__SET TASK__:
Write the data out again exactly, dropping any images it holds.

═══ DATA SEGMENT

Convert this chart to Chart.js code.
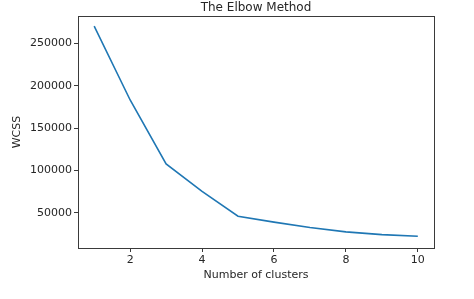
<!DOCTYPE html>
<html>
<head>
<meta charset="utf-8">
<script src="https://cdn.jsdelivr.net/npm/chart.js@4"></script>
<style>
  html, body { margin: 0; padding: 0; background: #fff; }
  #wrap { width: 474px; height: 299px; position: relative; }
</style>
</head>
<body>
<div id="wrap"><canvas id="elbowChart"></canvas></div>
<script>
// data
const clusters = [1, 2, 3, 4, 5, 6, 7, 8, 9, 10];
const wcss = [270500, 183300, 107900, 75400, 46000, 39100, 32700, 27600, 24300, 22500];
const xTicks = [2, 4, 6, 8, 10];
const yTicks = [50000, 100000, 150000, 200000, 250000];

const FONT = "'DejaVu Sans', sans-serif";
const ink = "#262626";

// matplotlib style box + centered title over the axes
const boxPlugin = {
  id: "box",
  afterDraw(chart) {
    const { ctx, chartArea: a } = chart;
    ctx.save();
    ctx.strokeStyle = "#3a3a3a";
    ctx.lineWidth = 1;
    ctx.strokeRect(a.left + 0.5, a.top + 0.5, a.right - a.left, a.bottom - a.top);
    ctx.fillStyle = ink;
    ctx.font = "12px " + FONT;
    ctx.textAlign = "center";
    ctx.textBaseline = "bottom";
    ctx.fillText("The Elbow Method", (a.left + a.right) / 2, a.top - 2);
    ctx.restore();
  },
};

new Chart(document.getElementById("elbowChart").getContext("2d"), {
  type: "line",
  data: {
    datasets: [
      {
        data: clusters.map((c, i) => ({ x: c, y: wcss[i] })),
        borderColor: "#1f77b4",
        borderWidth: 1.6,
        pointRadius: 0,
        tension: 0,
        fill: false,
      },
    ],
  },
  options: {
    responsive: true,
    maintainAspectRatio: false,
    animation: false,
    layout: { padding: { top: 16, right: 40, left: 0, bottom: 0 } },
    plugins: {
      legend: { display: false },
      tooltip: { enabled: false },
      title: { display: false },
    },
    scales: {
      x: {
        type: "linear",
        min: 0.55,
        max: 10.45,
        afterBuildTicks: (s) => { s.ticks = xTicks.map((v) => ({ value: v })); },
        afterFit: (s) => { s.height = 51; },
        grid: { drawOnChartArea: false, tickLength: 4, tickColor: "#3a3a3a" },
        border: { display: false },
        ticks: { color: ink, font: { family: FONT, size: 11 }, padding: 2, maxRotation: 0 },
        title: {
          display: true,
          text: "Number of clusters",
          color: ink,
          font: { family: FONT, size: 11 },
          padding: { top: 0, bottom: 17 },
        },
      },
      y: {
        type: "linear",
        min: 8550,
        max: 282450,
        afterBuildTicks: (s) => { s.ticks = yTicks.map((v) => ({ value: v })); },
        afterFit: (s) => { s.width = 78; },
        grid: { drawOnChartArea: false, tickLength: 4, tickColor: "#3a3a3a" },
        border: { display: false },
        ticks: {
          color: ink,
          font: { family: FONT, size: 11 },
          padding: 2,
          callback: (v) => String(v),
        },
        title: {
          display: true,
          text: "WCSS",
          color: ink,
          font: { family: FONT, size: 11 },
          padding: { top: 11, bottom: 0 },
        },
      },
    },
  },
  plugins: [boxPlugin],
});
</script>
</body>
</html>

══════

__RESPONSE TO THE TASK__:
Convert this chart to Chart.js code.
<!DOCTYPE html>
<html>
<head>
<meta charset="utf-8">
<script src="https://cdn.jsdelivr.net/npm/chart.js@4"></script>
<style>
  html, body { margin: 0; padding: 0; background: #fff; }
  #wrap { width: 474px; height: 299px; position: relative; }
</style>
</head>
<body>
<div id="wrap"><canvas id="elbowChart"></canvas></div>
<script>
// data
const clusters = [1, 2, 3, 4, 5, 6, 7, 8, 9, 10];
const wcss = [270500, 183300, 107900, 75400, 46000, 39100, 32700, 27600, 24300, 22500];
const xTicks = [2, 4, 6, 8, 10];
const yTicks = [50000, 100000, 150000, 200000, 250000];

const FONT = "'DejaVu Sans', sans-serif";
const ink = "#262626";

// matplotlib style box + centered title over the axes
const boxPlugin = {
  id: "box",
  afterDraw(chart) {
    const { ctx, chartArea: a } = chart;
    ctx.save();
    ctx.strokeStyle = "#3a3a3a";
    ctx.lineWidth = 1;
    ctx.strokeRect(a.left + 0.5, a.top + 0.5, a.right - a.left, a.bottom - a.top);
    ctx.fillStyle = ink;
    ctx.font = "12px " + FONT;
    ctx.textAlign = "center";
    ctx.textBaseline = "bottom";
    ctx.fillText("The Elbow Method", (a.left + a.right) / 2, a.top - 2);
    ctx.restore();
  },
};

new Chart(document.getElementById("elbowChart").getContext("2d"), {
  type: "line",
  data: {
    datasets: [
      {
        data: clusters.map((c, i) => ({ x: c, y: wcss[i] })),
        borderColor: "#1f77b4",
        borderWidth: 1.6,
        pointRadius: 0,
        tension: 0,
        fill: false,
      },
    ],
  },
  options: {
    responsive: true,
    maintainAspectRatio: false,
    animation: false,
    layout: { padding: { top: 16, right: 40, left: 0, bottom: 0 } },
    plugins: {
      legend: { display: false },
      tooltip: { enabled: false },
      title: { display: false },
    },
    scales: {
      x: {
        type: "linear",
        min: 0.55,
        max: 10.45,
        afterBuildTicks: (s) => { s.ticks = xTicks.map((v) => ({ value: v })); },
        afterFit: (s) => { s.height = 51; },
        grid: { drawOnChartArea: false, tickLength: 4, tickColor: "#3a3a3a" },
        border: { display: false },
        ticks: { color: ink, font: { family: FONT, size: 11 }, padding: 2, maxRotation: 0 },
        title: {
          display: true,
          text: "Number of clusters",
          color: ink,
          font: { family: FONT, size: 11 },
          padding: { top: 0, bottom: 17 },
        },
      },
      y: {
        type: "linear",
        min: 8550,
        max: 282450,
        afterBuildTicks: (s) => { s.ticks = yTicks.map((v) => ({ value: v })); },
        afterFit: (s) => { s.width = 78; },
        grid: { drawOnChartArea: false, tickLength: 4, tickColor: "#3a3a3a" },
        border: { display: false },
        ticks: {
          color: ink,
          font: { family: FONT, size: 11 },
          padding: 2,
          callback: (v) => String(v),
        },
        title: {
          display: true,
          text: "WCSS",
          color: ink,
          font: { family: FONT, size: 11 },
          padding: { top: 11, bottom: 0 },
        },
      },
    },
  },
  plugins: [boxPlugin],
});
</script>
</body>
</html>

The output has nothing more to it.